The first of these events was the Hawaiian Revolution of 1893, which saw the nation’s monarch, Queen Lili’uokalani, overthrown after she attempted to re-write the Hawaiian Constitution. Despite calls for annexation from the Hawaiian Annexation Club and the involvement of American nationals in the coup, Cleveland responded pragmatically and in accordance with international law to the crisis, expressing a sense of paternalism rather than a desire for expansionism. (60-61) During subsequent events, such as the Brazilian Naval Revolt, the Sino-Japanese War, the Nicaraguan Crisis and the Venezuelan Boundary Dispute, Cleveland continued to respond in a legalistic manner with a committal to refusing to let ‘less-base motives’ such as commercial expansionism direct policy. (95) The Cuban War of Independence acted not only as the last event he was faced with but also the ‘final evolution of the administration’s policy template’, in which Cleveland refused to allow his authority to be challenged by Congress. (147)

Cover of 'Puck' magazine depicting the Venezuelan Boundary Dispute (January 1896)
Published by Keppler & Schwarzmann  (http://www.loc.gov/pictures/resource/ppmsca.28976/)

Unfortunately for the president, his foreign policy framework did not survive under his successor William McKinley, about which he would often express disappointment. (206-207) Cleaver argues that the growing power of non-governmental influences on foreign policy formation was an important factor in the undermining of his template, which in turn highlights that Cleveland’s second presidency could be viewed as the last time in which only a handful of individuals directed foreign policy. (209) Ultimately, however, it was the seizure of the Philippines and Puerto Rico after the war with Spain that destroyed the ‘legalism, neutrality, and respect for national sovereignty’ that he had sought to pursue. (210-211)

Yet Cleaver argues that Cleveland’s second term remains an important period concerning the development of United States foreign policy and that his legalist approach is simply absent in historiography because of its failure to survive.
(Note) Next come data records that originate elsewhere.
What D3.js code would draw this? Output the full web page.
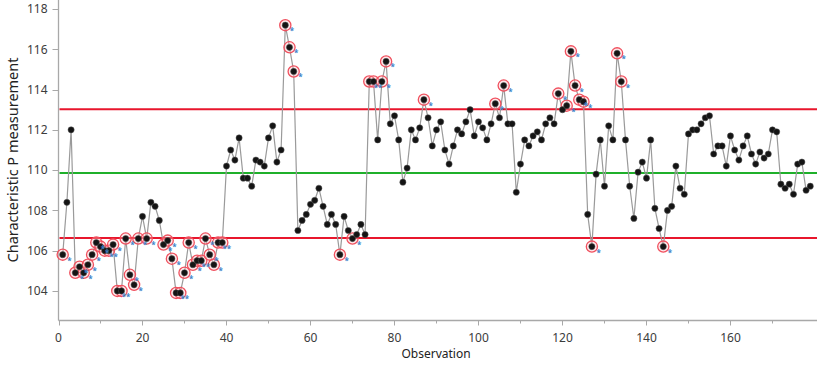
<!DOCTYPE html>
<html>
<head>
<meta charset="utf-8">
<script src="https://cdn.jsdelivr.net/npm/d3@7"></script>
<style>
  body { margin: 0; background: #fff; }
  svg text { font-family: "Segoe UI", "Noto Sans", "Open Sans", sans-serif; }
</style>
</head>
<body>
<svg id="chart" width="817" height="365"></svg>
<script>
// measurements for observations 1..179
const values = [
  105.8, 108.4, 112.0, 104.9, 105.2, 104.9, 105.3, 105.8, 106.4, 106.2,
  106.0, 106.0, 106.3, 104.0, 104.0, 106.6, 104.8, 104.3, 106.6, 107.7,
  106.6, 108.4, 108.2, 107.5, 106.3, 106.5, 105.6, 103.9, 103.9, 104.9,
  106.4, 105.3, 105.5, 105.5, 106.6, 105.8, 105.3, 106.4, 106.4, 110.2,
  111.0, 110.5, 111.6, 109.6, 109.6, 109.2, 110.5, 110.4, 110.2, 111.6,
  112.2, 110.4, 111.0, 117.2, 116.1, 114.9, 107.0, 107.5, 107.8, 108.3,
  108.5, 109.1, 108.2, 107.3, 107.8, 107.3, 105.8, 107.7, 107.0, 106.6,
  106.8, 107.3, 106.8, 114.4, 114.4, 111.5, 114.4, 115.4, 112.3, 112.7,
  111.5, 109.4, 110.1, 112.0, 111.5, 112.1, 113.5, 112.6, 111.2, 112.0,
  112.4, 111.0, 110.3, 111.2, 112.0, 111.8, 112.4, 113.0, 111.7, 112.4,
  112.1, 111.5, 112.3, 113.3, 112.6, 114.2, 112.3, 112.3, 108.9, 110.3,
  111.5, 111.2, 111.7, 111.9, 111.5, 112.3, 112.6, 112.3, 113.8, 113.0,
  113.2, 115.9, 114.2, 113.5, 113.4, 107.8, 106.2, 109.8, 111.5, 109.2,
  112.2, 111.5, 115.8, 114.4, 111.5, 109.2, 107.6, 109.9, 110.4, 109.6,
  111.5, 108.1, 107.1, 106.2, 108.0, 108.2, 110.2, 109.1, 108.8, 111.8,
  112.0, 112.0, 112.3, 112.6, 112.7, 110.8, 111.2, 111.2, 110.2, 111.7,
  111.0, 110.5, 111.2, 111.7, 110.8, 110.3, 110.9, 110.6, 110.8, 112.0,
  111.9, 109.3, 109.1, 109.3, 108.8, 110.3, 110.4, 109.0, 109.2
];

// observations flagged by the control rules
const flagged = [
  1, 4, 5, 6, 7, 8, 9, 10, 11, 12, 13, 14, 15, 16, 17, 18, 19, 21, 25, 26,
  27, 28, 29, 30, 31, 32, 33, 34, 35, 36, 37, 38, 39, 54, 55, 56, 67, 70,
  74, 75, 77, 78, 87, 104, 106, 119, 121, 122, 123, 124, 125, 127, 133, 134, 144
];

const centerLine = 109.86;
const upperLimit = 113.02;
const lowerLimit = 106.63;

const xTicks = [0, 20, 40, 60, 80, 100, 120, 140, 160];
const xMinorTicks = [10, 30, 50, 70, 90, 110, 130, 150, 170];
const yTicks = [104, 106, 108, 110, 112, 114, 116, 118];

const svg = d3.select("#chart");
const x = d3.scaleLinear().domain([0, 180.6]).range([58.5, 817]);
const y = d3.scaleLinear().domain([102.53, 118.45]).range([320.5, 0]);

const points = values.map((v, i) => ({ obs: i + 1, value: v }));
const flaggedSet = new Set(flagged);

const axisColor = "#a8a8a8";
const labelColor = "#3c3c3c";

// x axis
const xAxis = svg.append("g").attr("transform", "translate(0,320.5)");
xAxis.append("line")
    .attr("x1", x(0)).attr("x2", 817)
    .attr("stroke", axisColor).attr("stroke-width", 1.3);
xAxis.selectAll(".xmajor")
    .data(xTicks)
    .enter()
    .append("line")
    .attr("x1", d => Math.round(x(d)) + 0.5).attr("x2", d => Math.round(x(d)) + 0.5)
    .attr("y1", 0).attr("y2", 5)
    .attr("stroke", axisColor);
xAxis.selectAll(".xminor")
    .data(xMinorTicks)
    .enter()
    .append("line")
    .attr("x1", d => Math.round(x(d)) + 0.5).attr("x2", d => Math.round(x(d)) + 0.5)
    .attr("y1", 0).attr("y2", 3)
    .attr("stroke", axisColor);
xAxis.selectAll(".xlabel")
    .data(xTicks)
    .enter()
    .append("text")
    .attr("x", d => x(d))
    .attr("y", 21)
    .attr("text-anchor", "middle")
    .attr("font-size", 12)
    .attr("fill", labelColor)
    .text(d => d);

// y axis
const yAxis = svg.append("g").attr("transform", "translate(58.5,0)");
yAxis.append("line")
    .attr("y1", 0).attr("y2", 320.5)
    .attr("stroke", axisColor).attr("stroke-width", 1.3);
yAxis.selectAll(".ytick")
    .data(yTicks)
    .enter()
    .append("line")
    .attr("x1", -6).attr("x2", 0)
    .attr("y1", d => Math.round(y(d)) + 0.5).attr("y2", d => Math.round(y(d)) + 0.5)
    .attr("stroke", axisColor);
yAxis.selectAll(".ylabel")
    .data(yTicks)
    .enter()
    .append("text")
    .attr("x", -11)
    .attr("y", d => y(d))
    .attr("dy", "0.35em")
    .attr("text-anchor", "end")
    .attr("font-size", 12)
    .attr("fill", labelColor)
    .text(d => d);

// axis titles
svg.append("text")
    .attr("transform", "translate(18,160) rotate(-90)")
    .attr("text-anchor", "middle")
    .attr("font-size", 14.5)
    .attr("fill", "#222")
    .text("Characteristic P measurement");

svg.append("text")
    .attr("x", 436)
    .attr("y", 358)
    .attr("text-anchor", "middle")
    .attr("font-size", 12)
    .attr("fill", "#222")
    .text("Observation");

// control limits and center line
const limits = [
    { v: upperLimit, c: "#e8162c" },
    { v: lowerLimit, c: "#e8162c" },
    { v: centerLine, c: "#1fb02a" }
];
svg.selectAll(".limit")
    .data(limits)
    .enter()
    .append("line")
    .attr("x1", x(0) + 1).attr("x2", 817)
    .attr("y1", d => y(d.v)).attr("y2", d => y(d.v))
    .attr("stroke", d => d.c)
    .attr("stroke-width", 2);

// series line
const line = d3.line().x(d => x(d.obs)).y(d => y(d.value));
svg.append("path")
    .datum(points)
    .attr("d", line)
    .attr("fill", "none")
    .attr("stroke", "#9a9a9a")
    .attr("stroke-width", 1.2);

// flagged rings
const flaggedPts = points.filter(d => flaggedSet.has(d.obs));
svg.selectAll(".ring")
    .data(flaggedPts)
    .enter()
    .append("circle")
    .attr("cx", d => x(d.obs))
    .attr("cy", d => y(d.value))
    .attr("r", 5.6)
    .attr("fill", "rgba(255,190,195,0.35)")
    .attr("stroke", "#f0505e")
    .attr("stroke-width", 1.3);

// points
svg.selectAll(".dot")
    .data(points)
    .enter()
    .append("circle")
    .attr("cx", d => x(d.obs))
    .attr("cy", d => y(d.value))
    .attr("r", 3.1)
    .attr("fill", "#141414")
    .attr("stroke", "#555")
    .attr("stroke-width", 0.5);

// rule markers
svg.selectAll(".flag")
    .data(flaggedPts)
    .enter()
    .append("text")
    .attr("x", d => x(d.obs) + 4.5)
    .attr("y", d => y(d.value) + 9)
    .attr("font-size", 8)
    .attr("font-weight", "bold")
    .attr("fill", "#3d82c8")
    .text("*");
</script>
</body>
</html>
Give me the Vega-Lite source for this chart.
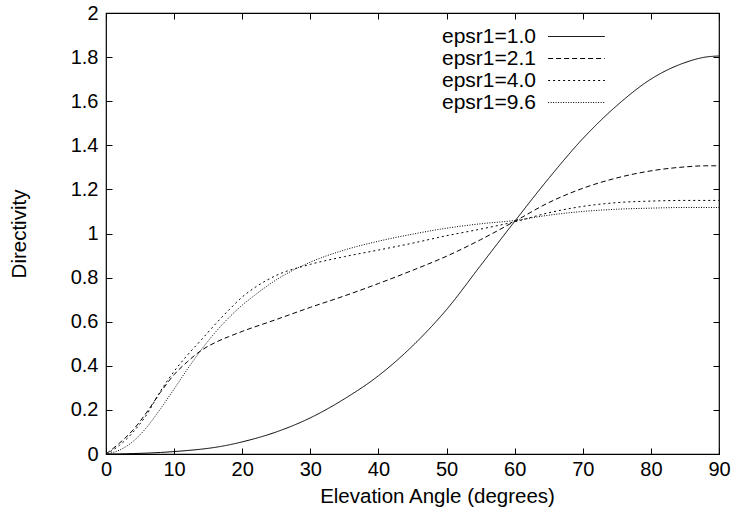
{
  "$schema": "https://vega.github.io/schema/vega-lite/v6.json",
  "width": 613,
  "height": 441,
  "autosize": "none",
  "padding": {"left": 106, "top": 13, "right": 14, "bottom": 67},
  "background": "white",
  "config": {
    "view": {"stroke": "black", "strokeWidth": 1.2},
    "font": "Liberation Sans",
    "axis": {
      "domain": false, "grid": false, "ticks": true, "tickColor": "black", "tickSize": -6, "tickWidth": 1,
      "labelFont": "Liberation Sans", "labelFontSize": 20, "labelColor": "black",
      "titleFont": "Liberation Sans", "titleFontSize": 20.5, "titleFontWeight": "normal", "titleColor": "black"
    },
    "legend": {"labelFont": "Liberation Sans", "labelFontSize": 21, "labelColor": "black"}
  },
  "datasets": {
    "curves": [
      {"angle": 0, "D": 0, "series": "epsr1=1.0"},
      {"angle": 2, "D": 0.0003, "series": "epsr1=1.0"},
      {"angle": 4, "D": 0.002, "series": "epsr1=1.0"},
      {"angle": 6, "D": 0.004, "series": "epsr1=1.0"},
      {"angle": 8, "D": 0.007, "series": "epsr1=1.0"},
      {"angle": 10, "D": 0.011, "series": "epsr1=1.0"},
      {"angle": 12, "D": 0.016, "series": "epsr1=1.0"},
      {"angle": 14, "D": 0.022, "series": "epsr1=1.0"},
      {"angle": 16, "D": 0.03, "series": "epsr1=1.0"},
      {"angle": 18, "D": 0.041, "series": "epsr1=1.0"},
      {"angle": 20, "D": 0.055, "series": "epsr1=1.0"},
      {"angle": 25, "D": 0.1, "series": "epsr1=1.0"},
      {"angle": 30, "D": 0.164, "series": "epsr1=1.0"},
      {"angle": 35, "D": 0.25, "series": "epsr1=1.0"},
      {"angle": 40, "D": 0.355, "series": "epsr1=1.0"},
      {"angle": 45, "D": 0.49, "series": "epsr1=1.0"},
      {"angle": 50, "D": 0.655, "series": "epsr1=1.0"},
      {"angle": 55, "D": 0.855, "series": "epsr1=1.0"},
      {"angle": 60, "D": 1.055, "series": "epsr1=1.0"},
      {"angle": 65, "D": 1.25, "series": "epsr1=1.0"},
      {"angle": 70, "D": 1.43, "series": "epsr1=1.0"},
      {"angle": 75, "D": 1.58, "series": "epsr1=1.0"},
      {"angle": 80, "D": 1.7, "series": "epsr1=1.0"},
      {"angle": 85, "D": 1.775, "series": "epsr1=1.0"},
      {"angle": 88, "D": 1.8, "series": "epsr1=1.0"},
      {"angle": 90, "D": 1.805, "series": "epsr1=1.0"},

      {"angle": 0, "D": 0, "series": "epsr1=2.1"},
      {"angle": 2, "D": 0.05, "series": "epsr1=2.1"},
      {"angle": 4, "D": 0.11, "series": "epsr1=2.1"},
      {"angle": 6, "D": 0.19, "series": "epsr1=2.1"},
      {"angle": 8, "D": 0.28, "series": "epsr1=2.1"},
      {"angle": 10, "D": 0.36, "series": "epsr1=2.1"},
      {"angle": 12, "D": 0.42, "series": "epsr1=2.1"},
      {"angle": 14, "D": 0.47, "series": "epsr1=2.1"},
      {"angle": 16, "D": 0.505, "series": "epsr1=2.1"},
      {"angle": 18, "D": 0.532, "series": "epsr1=2.1"},
      {"angle": 20, "D": 0.556, "series": "epsr1=2.1"},
      {"angle": 25, "D": 0.61, "series": "epsr1=2.1"},
      {"angle": 30, "D": 0.665, "series": "epsr1=2.1"},
      {"angle": 35, "D": 0.717, "series": "epsr1=2.1"},
      {"angle": 40, "D": 0.773, "series": "epsr1=2.1"},
      {"angle": 45, "D": 0.833, "series": "epsr1=2.1"},
      {"angle": 50, "D": 0.897, "series": "epsr1=2.1"},
      {"angle": 55, "D": 0.972, "series": "epsr1=2.1"},
      {"angle": 60, "D": 1.055, "series": "epsr1=2.1"},
      {"angle": 65, "D": 1.14, "series": "epsr1=2.1"},
      {"angle": 70, "D": 1.205, "series": "epsr1=2.1"},
      {"angle": 75, "D": 1.252, "series": "epsr1=2.1"},
      {"angle": 80, "D": 1.284, "series": "epsr1=2.1"},
      {"angle": 85, "D": 1.302, "series": "epsr1=2.1"},
      {"angle": 88, "D": 1.307, "series": "epsr1=2.1"},
      {"angle": 90, "D": 1.307, "series": "epsr1=2.1"},

      {"angle": 0, "D": 0, "series": "epsr1=4.0"},
      {"angle": 2, "D": 0.04, "series": "epsr1=4.0"},
      {"angle": 4, "D": 0.1, "series": "epsr1=4.0"},
      {"angle": 6, "D": 0.18, "series": "epsr1=4.0"},
      {"angle": 8, "D": 0.285, "series": "epsr1=4.0"},
      {"angle": 10, "D": 0.375, "series": "epsr1=4.0"},
      {"angle": 12, "D": 0.45, "series": "epsr1=4.0"},
      {"angle": 14, "D": 0.518, "series": "epsr1=4.0"},
      {"angle": 16, "D": 0.587, "series": "epsr1=4.0"},
      {"angle": 18, "D": 0.652, "series": "epsr1=4.0"},
      {"angle": 20, "D": 0.712, "series": "epsr1=4.0"},
      {"angle": 22, "D": 0.758, "series": "epsr1=4.0"},
      {"angle": 25, "D": 0.81, "series": "epsr1=4.0"},
      {"angle": 30, "D": 0.86, "series": "epsr1=4.0"},
      {"angle": 35, "D": 0.895, "series": "epsr1=4.0"},
      {"angle": 40, "D": 0.925, "series": "epsr1=4.0"},
      {"angle": 45, "D": 0.956, "series": "epsr1=4.0"},
      {"angle": 50, "D": 0.99, "series": "epsr1=4.0"},
      {"angle": 55, "D": 1.02, "series": "epsr1=4.0"},
      {"angle": 60, "D": 1.053, "series": "epsr1=4.0"},
      {"angle": 65, "D": 1.094, "series": "epsr1=4.0"},
      {"angle": 70, "D": 1.123, "series": "epsr1=4.0"},
      {"angle": 75, "D": 1.14, "series": "epsr1=4.0"},
      {"angle": 80, "D": 1.147, "series": "epsr1=4.0"},
      {"angle": 85, "D": 1.15, "series": "epsr1=4.0"},
      {"angle": 90, "D": 1.15, "series": "epsr1=4.0"},

      {"angle": 0, "D": 0, "series": "epsr1=9.6"},
      {"angle": 2, "D": 0.018, "series": "epsr1=9.6"},
      {"angle": 4, "D": 0.058, "series": "epsr1=9.6"},
      {"angle": 6, "D": 0.122, "series": "epsr1=9.6"},
      {"angle": 8, "D": 0.205, "series": "epsr1=9.6"},
      {"angle": 10, "D": 0.295, "series": "epsr1=9.6"},
      {"angle": 12, "D": 0.387, "series": "epsr1=9.6"},
      {"angle": 14, "D": 0.473, "series": "epsr1=9.6"},
      {"angle": 16, "D": 0.55, "series": "epsr1=9.6"},
      {"angle": 18, "D": 0.617, "series": "epsr1=9.6"},
      {"angle": 20, "D": 0.675, "series": "epsr1=9.6"},
      {"angle": 22, "D": 0.724, "series": "epsr1=9.6"},
      {"angle": 25, "D": 0.79, "series": "epsr1=9.6"},
      {"angle": 30, "D": 0.87, "series": "epsr1=9.6"},
      {"angle": 35, "D": 0.925, "series": "epsr1=9.6"},
      {"angle": 40, "D": 0.965, "series": "epsr1=9.6"},
      {"angle": 45, "D": 0.997, "series": "epsr1=9.6"},
      {"angle": 50, "D": 1.024, "series": "epsr1=9.6"},
      {"angle": 55, "D": 1.044, "series": "epsr1=9.6"},
      {"angle": 60, "D": 1.059, "series": "epsr1=9.6"},
      {"angle": 65, "D": 1.083, "series": "epsr1=9.6"},
      {"angle": 70, "D": 1.1, "series": "epsr1=9.6"},
      {"angle": 75, "D": 1.11, "series": "epsr1=9.6"},
      {"angle": 80, "D": 1.115, "series": "epsr1=9.6"},
      {"angle": 85, "D": 1.118, "series": "epsr1=9.6"},
      {"angle": 90, "D": 1.118, "series": "epsr1=9.6"}
    ]
  },
  "data": {"name": "curves"},
  "layer": [
    {
      "mark": {"type": "line", "interpolate": "monotone", "strokeWidth": 1, "color": "black"},
      "encoding": {
        "x": {"field": "angle", "type": "quantitative", "scale": {"domain": [0, 90], "nice": false},
              "axis": {"orient": "bottom", "title": "Elevation Angle (degrees)", "values": [0, 10, 20, 30, 40, 50, 60, 70, 80, 90], "labelPadding": 11, "titlePadding": 7, "titleX": 331, "labelFlush": false}},
        "y": {"field": "D", "type": "quantitative", "scale": {"domain": [0, 2], "nice": false},
              "axis": {"orient": "left", "title": "Directivity", "values": [0, 0.2, 0.4, 0.6, 0.8, 1, 1.2, 1.4, 1.6, 1.8, 2], "format": "~g", "labelPadding": 14, "titlePadding": 41, "labelFlush": false}},
        "strokeDash": {"field": "series", "type": "nominal",
          "scale": {"domain": ["epsr1=1.0", "epsr1=2.1", "epsr1=4.0", "epsr1=9.6"], "range": [[1, 0], [5, 3], [2, 3], [1, 1.5]]},
          "legend": {"orient": "none", "legendX": 460, "legendY": 13, "title": null, "padding": 0,
                     "symbolType": "M-4.9,0H4.9", "symbolSize": 134, "symbolStrokeWidth": 1, "symbolStrokeColor": "black", "symbolFillColor": "transparent",
                     "labelAlign": "right", "labelOffset": -51, "rowPadding": 0, "labelLimit": 0}}
      }
    },
    {
      "mark": {"type": "line", "strokeOpacity": 0},
      "encoding": {
        "x": {"field": "angle", "type": "quantitative", "axis": {"orient": "top", "title": null, "labels": false, "values": [0, 10, 20, 30, 40, 50, 60, 70, 80, 90]}},
        "y": {"field": "D", "type": "quantitative", "axis": {"orient": "right", "title": null, "labels": false, "values": [0, 0.2, 0.4, 0.6, 0.8, 1, 1.2, 1.4, 1.6, 1.8, 2]}},
        "detail": {"field": "series"}
      }
    }
  ],
  "resolve": {"axis": {"x": "independent", "y": "independent"}}
}
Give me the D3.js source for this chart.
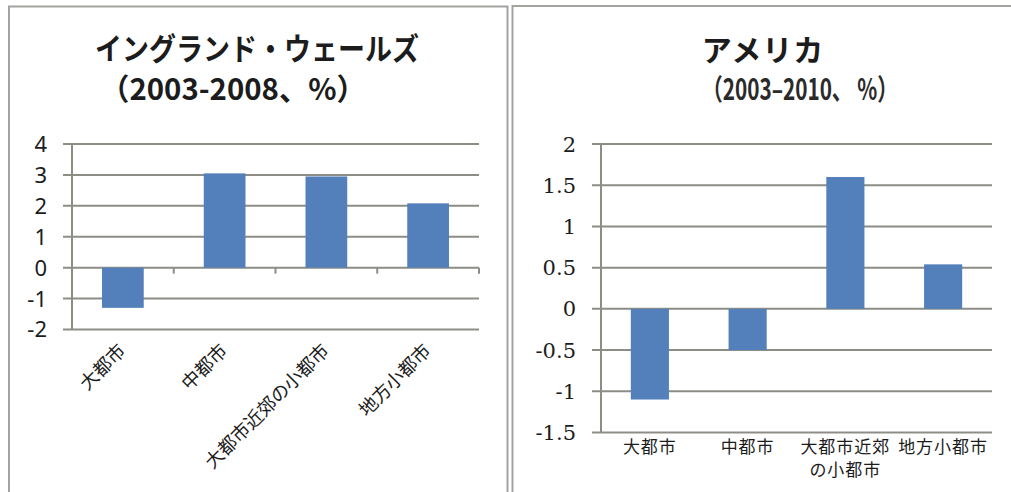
<!DOCTYPE html>
<html><head><meta charset="utf-8">
<script src="https://cdn.jsdelivr.net/npm/d3@7"></script>
<style>
html,body{margin:0;padding:0;background:#fff;}
svg{display:block;}
</style></head>
<body>
<svg id="c" width="1011" height="492"></svg>
<script>
// ---- data ----
const leftTitle = "イングランド・ウェールズ";
const leftSubtitle = "（2003-2008、%）";
const leftCategories = ["大都市", "中都市", "大都市近郊の小都市", "地方小都市"];
const leftValues = [-1.3, 3.05, 2.95, 2.08];
const leftTicks = [-2, -1, 0, 1, 2, 3, 4];

const rightTitle = "アメリカ";
const rightSubtitle = "（2003–2010、 %）";
const rightCategories = ["大都市", "中都市", "大都市近郊の小都市", "地方小都市"];
const rightCategoryLines = [["大都市"], ["中都市"], ["大都市近郊", "の小都市"], ["地方小都市"]];
const rightValues = [-1.1, -0.5, 1.6, 0.54];
const rightTicks = [-1.5, -1, -0.5, 0, 0.5, 1, 1.5, 2];

// ---- styles ----
const barColor = "#5380bb";
const gridColor = "#8d8d86";
const frameColor = "#a3a3a0";
const textColor = "#1c1c1c";

const svg = d3.select("#c");

// frames
svg.append("path").attr("d", "M9,492 V6.5 H507.5 V492").attr("fill", "none")
  .attr("stroke", frameColor).attr("stroke-width", 2);
svg.append("path").attr("d", "M512.5,492 V6 H1011").attr("fill", "none")
  .attr("stroke", frameColor).attr("stroke-width", 2);

// ---------- LEFT CHART ----------
{
  const g = svg.append("g");
  g.append("text").attr("x", 257).attr("y", 60).attr("text-anchor", "middle")
    .attr("font-family", "'Noto Sans CJK JP'").attr("font-weight", "bold")
    .attr("font-size", 27).attr("fill", textColor)
    .attr("transform", "translate(257,60) scale(1,1.12) translate(-257,-60)")
    .text(leftTitle);
  g.append("text").attr("x", 233).attr("y", 100).attr("text-anchor", "middle")
    .attr("font-family", "'Noto Sans CJK JP'").attr("font-weight", "bold")
    .attr("font-size", 30).attr("fill", textColor)
    .attr("textLength", 266).attr("lengthAdjust", "spacingAndGlyphs")
    .text(leftSubtitle);

  const x = d3.scaleBand().domain(leftCategories).range([72, 479]).paddingInner(0.59).paddingOuter(0.295);
  const xb = d3.scaleBand().domain(leftCategories).range([72, 479]);
  const y = d3.scaleLinear().domain([-2, 4]).range([329.5, 144]);

  // gridlines
  g.append("g").selectAll("line").data(leftTicks).join("line")
    .attr("x1", 63).attr("x2", 479).attr("y1", d => y(d)).attr("y2", d => y(d))
    .attr("stroke", gridColor).attr("stroke-width", 2);
  // y axis line
  g.append("line").attr("x1", 72).attr("x2", 72).attr("y1", y(4)).attr("y2", y(-2))
    .attr("stroke", gridColor).attr("stroke-width", 2);
  // y labels
  g.append("g").selectAll("text").data(leftTicks).join("text")
    .attr("x", 47).attr("y", d => y(d)).attr("dy", "0.36em").attr("text-anchor", "end")
    .attr("font-family", "'Noto Sans'").attr("font-size", 22).attr("fill", textColor)
    .text(d => d);
  // x axis ticks at zero
  g.append("g").selectAll("line").data(leftCategories).join("line")
    .attr("x1", (d, i) => xb.range()[0] + xb.step() * (i + 1))
    .attr("x2", (d, i) => xb.range()[0] + xb.step() * (i + 1))
    .attr("y1", y(0)).attr("y2", y(0) + 6)
    .attr("stroke", gridColor).attr("stroke-width", 2);
  // bars
  g.append("g").selectAll("rect").data(leftValues).join("rect")
    .attr("x", (d, i) => x(leftCategories[i]))
    .attr("width", x.bandwidth())
    .attr("y", d => y(Math.max(0, d)))
    .attr("height", d => Math.abs(y(d) - y(0)))
    .attr("fill", barColor);
  // x labels rotated
  g.append("g").selectAll("text").data(leftCategories).join("text")
    .attr("text-anchor", "end")
    .attr("transform", d => `translate(${xb(d) + xb.bandwidth() / 2 + 4},${352}) rotate(-45)`)
    .attr("font-family", "'Noto Sans CJK JP'").attr("font-size", 18.5).attr("fill", textColor)
    .text(d => d);
}

// ---------- RIGHT CHART ----------
{
  const g = svg.append("g");
  g.append("text").attr("x", 763).attr("y", 61).attr("text-anchor", "middle")
    .attr("font-family", "'Noto Sans CJK JP'").attr("font-weight", "bold")
    .attr("font-size", 30).attr("fill", textColor)
    .attr("letter-spacing", 1)
    .text(rightTitle);
  g.append("text").attr("x", 800).attr("y", 100).attr("text-anchor", "middle")
    .attr("font-family", "'Noto Sans CJK JP'").attr("font-weight", "bold")
    .attr("font-size", 29).attr("fill", "#2a2a2a")
    .attr("textLength", 196).attr("lengthAdjust", "spacingAndGlyphs")
    .text(rightSubtitle);

  const x = d3.scaleBand().domain(rightCategories).range([601, 992]).paddingInner(0.61).paddingOuter(0.305);
  const xb = d3.scaleBand().domain(rightCategories).range([601, 992]);
  const y = d3.scaleLinear().domain([-1.5, 2]).range([432.5, 144]);

  g.append("g").selectAll("line").data(rightTicks).join("line")
    .attr("x1", 592).attr("x2", 992).attr("y1", d => y(d)).attr("y2", d => y(d))
    .attr("stroke", gridColor).attr("stroke-width", 2);
  g.append("line").attr("x1", 601).attr("x2", 601).attr("y1", y(2)).attr("y2", y(-1.5))
    .attr("stroke", gridColor).attr("stroke-width", 2);
  g.append("g").selectAll("text").data(rightTicks).join("text")
    .attr("x", 576).attr("y", d => y(d)).attr("dy", "0.36em").attr("text-anchor", "end")
    .attr("font-family", "'DejaVu Serif', 'Liberation Serif', serif").attr("font-size", 21).attr("fill", textColor)
    .text(d => d);
  g.append("g").selectAll("rect").data(rightValues).join("rect")
    .attr("x", (d, i) => x(rightCategories[i]))
    .attr("width", x.bandwidth())
    .attr("y", d => y(Math.max(0, d)))
    .attr("height", d => Math.abs(y(d) - y(0)))
    .attr("fill", barColor);
  const lbl = g.append("g").selectAll("text").data(rightCategories).join("text")
    .attr("text-anchor", "middle")
    .attr("x", d => xb(d) + xb.bandwidth() / 2)
    .attr("y", 453)
    .attr("font-family", "'Noto Sans CJK JP'").attr("font-size", 17).attr("fill", textColor)
    .attr("letter-spacing", 1);
  lbl.selectAll("tspan").data((d, i) => rightCategoryLines[i].map((t, j) => ({t, j, cx: xb(d) + xb.bandwidth() / 2})))
    .join("tspan").attr("x", d => d.cx).attr("dy", d => d.j === 0 ? 0 : 23).text(d => d.t);
}
</script>
</body></html>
Cleveland was not simply ‘the last of the old-guard of nineteenth century presidents’ who enacted policy based on limitations, rather he chose to pursue a policy based on legalism and morality out of a recognition of the changing place of the United States in the global system. (198) The Venezuelan Boundary Dispute, perhaps the most famous of the crises in which the United States and Great Britain clashed over an obscure disagreement over Venezuela’s national borders, was particularly characteristic of his foreign policy: ‘It touched upon the rise of American power, the nation’s growing commerce, and relations between the United States and Europe and Latin America, but its larger significance is a matter of interpretation.’ (122) Unfortunately for Cleveland’s legacy, the Spanish-American War has simply been interpreted as the major event in late nineteenth century United States foreign policy, banishing his policy into obscurity.

Cleaver’s study, however, has certainly reinvigorated Cleveland’s second presidency as a period in which we can learn a great deal about the place of the United States in the world before the dawning of the twentieth century. Based primarily on manuscript collections located in the Library of Congress, Grover Cleveland’s New Foreign Policy is a stimulating and thoughtful account of a president who desired to place foreign policy within a legalistic framework, which is particularly noteworthy when one considers how conceptions of international law melded with foreign policy formation in the early twentieth century.